Sholom's Treasure: How Sholom Aleichem Became a Writer
by Erica Silverman; illustrated by Mordicai Gerstein
There’s a Yiddish word, tsuris, meaning sorrows, and young Sholom Rabinowitz had plenty. His family lurched between tragedies: grinding poverty and displacement, death, and a stepmother’s abuse. The boy’s reaction: clown around and ridicule everything.
Except that he develops a talent for caricature and mockery, which grows in proportion to his miseries until his genius becomes apparent even to those who dismissed him as a rascal and good-for-nothing.
Rabinowitz of course grew up to become Yiddish author Sholom Aleichem, of “Fiddler on the Roof” fame, who lovingly speared 19th-century Jewish life in the claustrophobic and oppressive Russian shtetls, or ghetto villages.

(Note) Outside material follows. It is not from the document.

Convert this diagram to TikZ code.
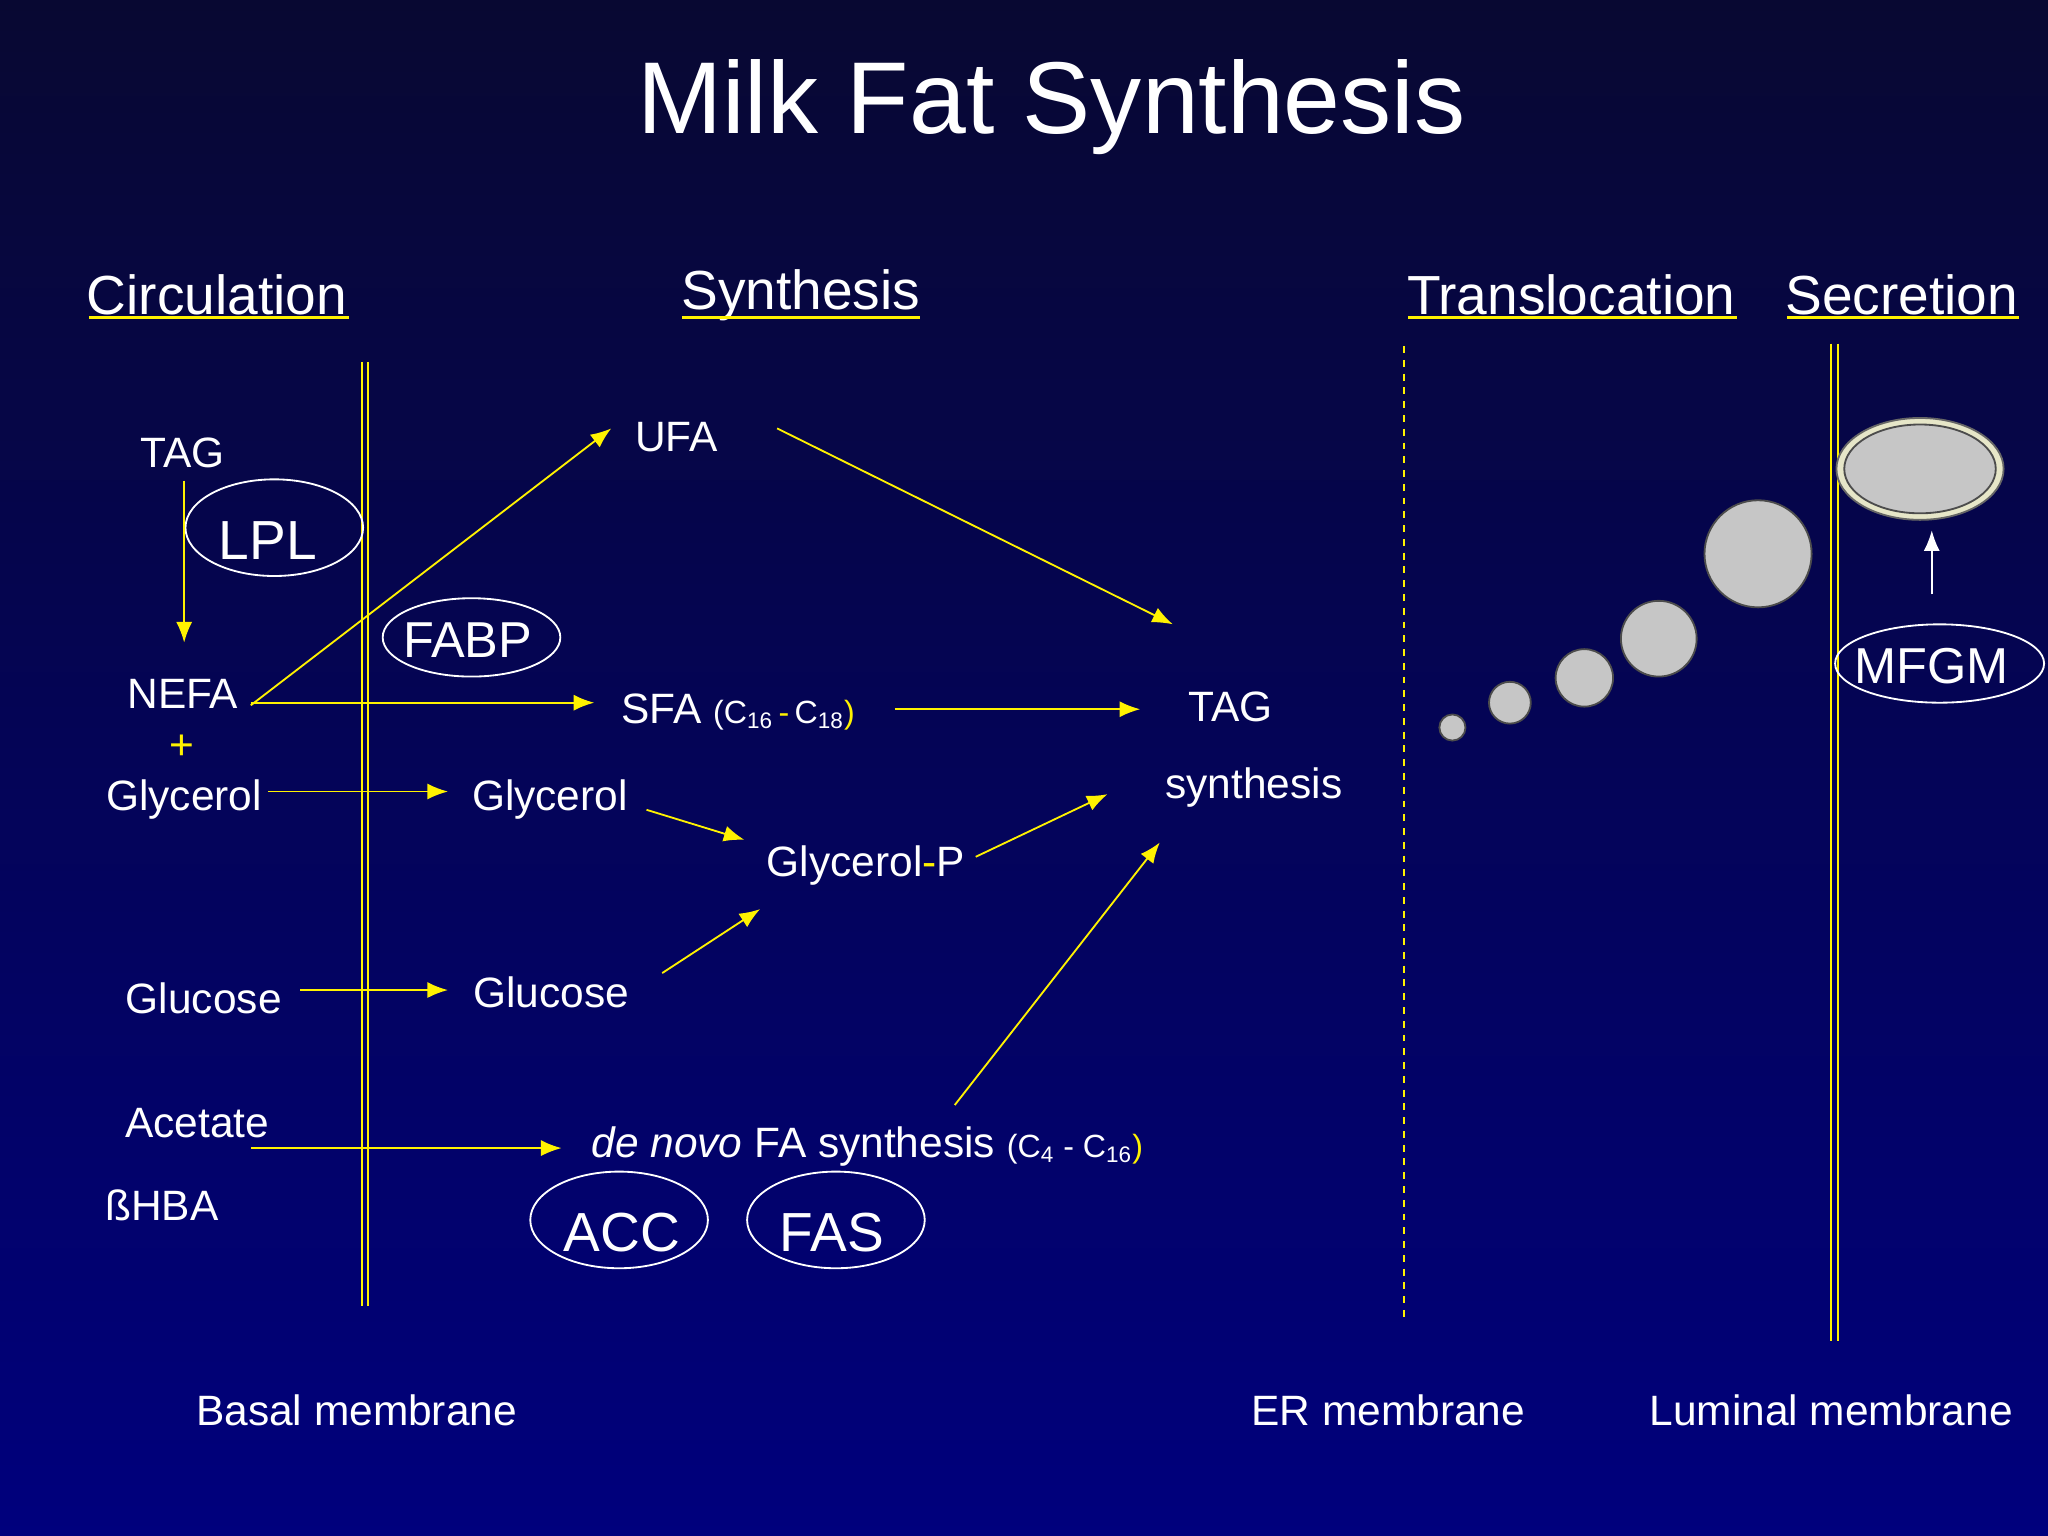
\documentclass[tikz,border=0pt]{standalone}
\usepackage{fontspec}
\setmainfont{Liberation Sans}
\begin{document}
\begin{tikzpicture}[x=0.02cm,y=-0.02cm,
  txt/.style={text=white,font=\fontsize{18.5}{21}\selectfont,inner sep=1pt},
  hdr/.style={text=white,font=\fontsize{24}{28}\selectfont,inner sep=0pt},
  ya/.style={draw=yellow,-{Latex[length=9pt,width=7pt]},thick},
  ul/.style={draw=yellow,line width=1.5pt},
  drop/.style={fill=gray!45,draw=black!70,thick}]
\usetikzlibrary{arrows.meta,shapes.geometric}
\shade[top color={rgb,255:red,8;green,8;blue,50},bottom color={rgb,255:red,0;green,0;blue,125}] (0,0) rectangle (1568,1176);
\useasboundingbox (0,0) rectangle (1568,1176);
\node[text=white,font=\fontsize{44.5}{50}\selectfont] (title) at (805,82) {Milk Fat Synthesis};
\node[hdr] (h1) at (166,226) {Circulation};
\node[hdr] (h2) at (613,226) {Synthesis};
\node[hdr] (h3) at (1203,226) {Translocation};
\node[hdr] (h4) at (1456,226) {Secretion};
\draw[ul] (68,243)--(267,243) (522,243)--(704,243) (1078,243)--(1330,243) (1368,243)--(1546,243);
% membranes
\draw[yellow,thick] (277,277)--(277,1000) (282,277)--(282,1000);
\draw[yellow,thick,dashed] (1075,265)--(1075,1010);
\draw[yellow,thick] (1402,263)--(1402,1027) (1407,263)--(1407,1027);
% circulation
\node[txt] (tag) at (140,347) {TAG};
\draw[white,thick] (210,404) ellipse (68 and 37);
\node[text=white,font=\fontsize{24}{28}\selectfont] (lplt) at (205,414) {LPL};
\coordinate (tagb) at (141,368); \coordinate (nefat) at (141,492);
\draw[ya] (tagb)--(nefat);
\node[txt] (nefa) at (140,531) {NEFA};
\node[text=yellow,font=\fontsize{18.5}{21}\selectfont] (plus) at (139,572) {+};
\node[txt] (gly1) at (141,612) {Glycerol};
\node[txt] (glu1) at (156,764) {Glucose};
\node[txt] (ace) at (151,860) {Acetate};
\node[txt] (hba) at (124,923) {ßHBA};
\draw[white,thick] (361,488) ellipse (68 and 30);
\node[text=white,font=\fontsize{22}{26}\selectfont] (fabp) at (358,490) {FABP};
% synthesis
\node[txt] (ufa) at (518,335) {UFA};
\node[txt] (sfa) at (565,545) {SFA {\fontsize{14}{16}\selectfont(C\textsubscript{16}\,\textcolor{yellow}{-}\,C\textsubscript{18}\textcolor{yellow}{)}}};
\node[txt] (tag2) at (942,541) {TAG};
\node[txt] (syn) at (960,603) {synthesis};
\node[txt] (gly2) at (421,612) {Glycerol};
\node[txt] (glyp) at (663,663) {Glycerol\textcolor{yellow}{-}P};
\node[txt] (glu2) at (422,760) {Glucose};
\node[txt] (dn) at (664,878) {\textit{de novo} FA synthesis {\fontsize{14}{16}\selectfont(C\textsubscript{4} - C\textsubscript{16}\textcolor{yellow}{)}}};
\draw[white,thick] (474,934) ellipse (68 and 37) (640,934) ellipse (68 and 37);
\node[text=white,font=\fontsize{24}{28}\selectfont] (acc) at (476,944) {ACC};
\node[text=white,font=\fontsize{24}{28}\selectfont] (fas) at (637,944) {FAS};
% arrows
\coordinate (n1) at (192,540); \coordinate (u1) at (468,328);
\draw[ya] (n1)--(u1);
\coordinate (n2) at (192,538); \coordinate (s1) at (455,538);
\draw[ya] (n2)--(s1);
\coordinate (s2) at (685,543); \coordinate (t1) at (873,543);
\draw[ya] (s2)--(t1);
\coordinate (u2) at (595,328); \coordinate (t2) at (898,478);
\draw[ya] (u2)--(t2);
\coordinate (g1) at (205,606); \coordinate (g2) at (343,606);
\draw[ya] (g1)--(g2);
\coordinate (g3) at (495,620); \coordinate (p1) at (570,643);
\draw[ya] (g3)--(p1);
\coordinate (p2) at (747,656); \coordinate (t3) at (848,608);
\draw[ya] (p2)--(t3);
\coordinate (c1) at (230,758); \coordinate (c2) at (343,758);
\draw[ya] (c1)--(c2);
\coordinate (c3) at (507,745); \coordinate (p3) at (582,696);
\draw[ya] (c3)--(p3);
\coordinate (a1) at (192,879); \coordinate (d1) at (430,879);
\draw[ya] (a1)--(d1);
\coordinate (d2) at (731,846); \coordinate (t4) at (888,645);
\draw[ya] (d2)--(t4);
% droplets
\draw[drop] (1112,557) circle (10) (1156,538) circle (16) (1213,519) circle (22) (1270,489) circle (29) (1346,424) circle (41);
\draw[draw=black!60,fill={rgb,255:red,230;green,230;blue,200},thick] (1470,359) ellipse (64 and 39);
\draw[drop] (1470,359) ellipse (58 and 34);
\coordinate (m1) at (1479,455); \coordinate (m2) at (1479,406);
\draw[white,thick,-{Latex[length=9pt,width=7pt]}] (m1)--(m2);
\draw[white,thick] (1485,508) ellipse (80 and 30);
\node[text=white,font=\fontsize{22}{26}\selectfont] (mfgm) at (1479,510) {MFGM};
% bottom
\node[txt] (bm) at (273,1080) {Basal membrane};
\node[txt] (erm) at (1063,1080) {ER membrane};
\node[txt] (lm) at (1402,1080) {Luminal membrane};
\end{tikzpicture}
\end{document}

Silverstein tells his story matter-of-factly and somewhat artlessly, as if trying to jam-pack details into 36 pages the way the Rabinowitz family crow-barred 12 kids onto sleeping mats in a hallway. Her prose is terse, yet still manages to thematically tie it all together with Sholom’s boyhood quest to find a trove of gold to end his family’s penury.
Gerstein’s inky squiggles evoke a vanished world where Jews found reasons to laugh and banish the gloom, and Sholom’s impish facial contortions are nothing short of brilliant.